FAUX. Imaginez que vous puissiez entrer dans un restaurant, manger et que le prix soit laissé à votre appréciation. Si vous avez aimé, vous payez beaucoup. Sinon, vous payez moins ou juste assez pour couvrir le prix des produits. Utopiques ? C’est pourtant dans ce monde que nous vivons de plus en plus. La musique en est l’exemple le plus marquant : il n’est pas rare de rencontrer des audiophiles qui achètent un album qu’ils ont téléchargé depuis six mois sous prétexte : « C’est vraiment un bon CD, je l’adore, je l’écoute en boucle. Du coup, je l’achète pour soutenir l’artiste. ».

4. Il est obligatoire de payer.

FAUX. Contrairement à l’exemple du restaurant, la reproduction de l’information à un coût tout à fait nul. Il n’y a donc aucune raison particulière de payer pour consommer du contenu. Nous écoutons de la musique chez des amis, nous lisons un livre trouvé sur un banc, nous entendons un voisin expliquer le sens de la vie par dessus sa haie : nous consommons en permanence du contenu sans le payer. Pire, un même contenu peut être consommé gratuitement à titre promotionnel puis rendu payant par après. Les distributeurs de contenu sont donc dans la position schizophrénique de devoir diffuser le contenu autant que possible tout en empêchant… qu’il soit trop diffusé.

Pourtant, cet argument de l’obligation de payer est tellement tenace qu’il en est devenu « Si c’est gratuit, c’est nul » jusqu’à un extrème « Si c’est cher, c’est bien » exploité par les grandes marques.

5. Chacun doit payer le même prix pour accéder au même contenu.

FAUX. De nouveau, aucune loi naturelle n’oblige à ce que chacun paie la même chose pour le même service. Nous sommes pourtant habitués à ce genre de choses : les militaires, les jeunes et les pensionnés ont des réductions dans les transports en commun. Les journalistes et les professeurs ont des entrées gratuites dans certains musées.

Quand on y pense, payer le même prix est foncièrement injuste. Une personne qui adore un contenu paiera autant que quelqu’un qui n’a agit que par réflexe suite à une publicité et ne le consommera qu’une ou deux fois.

Si nous arrivons à remettre en question ces postulats, alors peut-être arriverons-nous à sortir de cette pernicieuse morale négative. Peut-être pourrons-nous enfin être fiers de cet accomplissement humain : le partage du savoir à tous les niveaux.

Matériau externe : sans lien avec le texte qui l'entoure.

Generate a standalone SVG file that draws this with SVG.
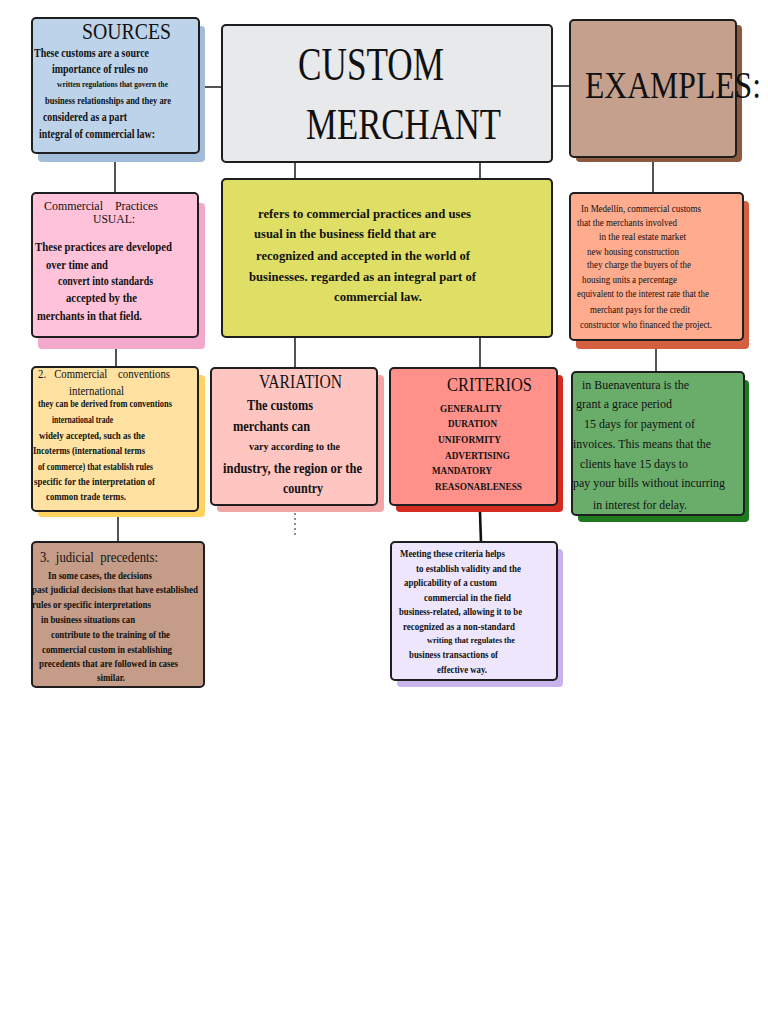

Et des solutions commencent à se mettre en place. Ma préférée étant Flattr qui, justement, permet de donner une petite somme d’argent aux contenus que l’on apprécie et ce parfois automatiquement. Avec la subtilité que la somme donnée par mois est fixe, quelque soit la quantité de contenu consommé. Framasoft est sur Flattr et je milite activement pour qu’on puisse Flattrer les billets individuels ! Certes, Flattr est centralisé mais tout service gérant des transferts d’argent le restera tant que Bitcoin ne sera pas généralisé !

Les artistes eux-mêmes commencent à bouger. Après l’expérience de Radiohead en 2007, c’est au tour d’Amanda Palmer de voir dans le « Payez ce que vous voulez » l’avenir des artistes. Et pour ceux qui souhaitent vraiment s’investir dans la réussite d’un artiste, les plateformes de « crowdsourcing » comme Kickstarter sont en train de contourner de plus en plus le rôle des gros producteurs, de décentraliser les industries du contenu.

À ce genre de discours, il est courant d’objecter que, si ils ont le choix, les consommateurs vont éviter de payer. Pourtant, le choix est déjà là. La majorité des consommateurs choisit de payer pour des raisons morales le plus souvent négatives. Il existe également des domaines où le fait de donner volontairement est considéré comme normal : c’est le principe du pourboire. Je vous propose de tester le web payant pour vous faire votre propre idée.

Transformer Internet en une économie du « Payez ce que vous voulez » ne serait donc que transformer les raisons morales afin de les rendre positives. Et, à ce titre, rendre complètement obsolètes tous les fichages, les surveillances et autre HADOPI. Un retour à la liberté.

Flattr ne différencie pas les consommateurs des producteurs de contenu. Nous sommes tous des producteurs de contenu, nous somme tous des artistes. Et nous sommes tous également avides de nouveautés, d’art et d’idées. Finalement, n’est-ce pas un des fondement de l’égalité ?

Contrairement à un achat, où je me sens toujours extorqué de mon argent durement gagné, faire un micro don me réchauffe le cœur, me donne le sentiment d’être, à mon échelle, un contributeur. Un sentiment de fraternité.

Liberté, égalité, fraternité. C’est peut-être la définition du web et de l’art de demain.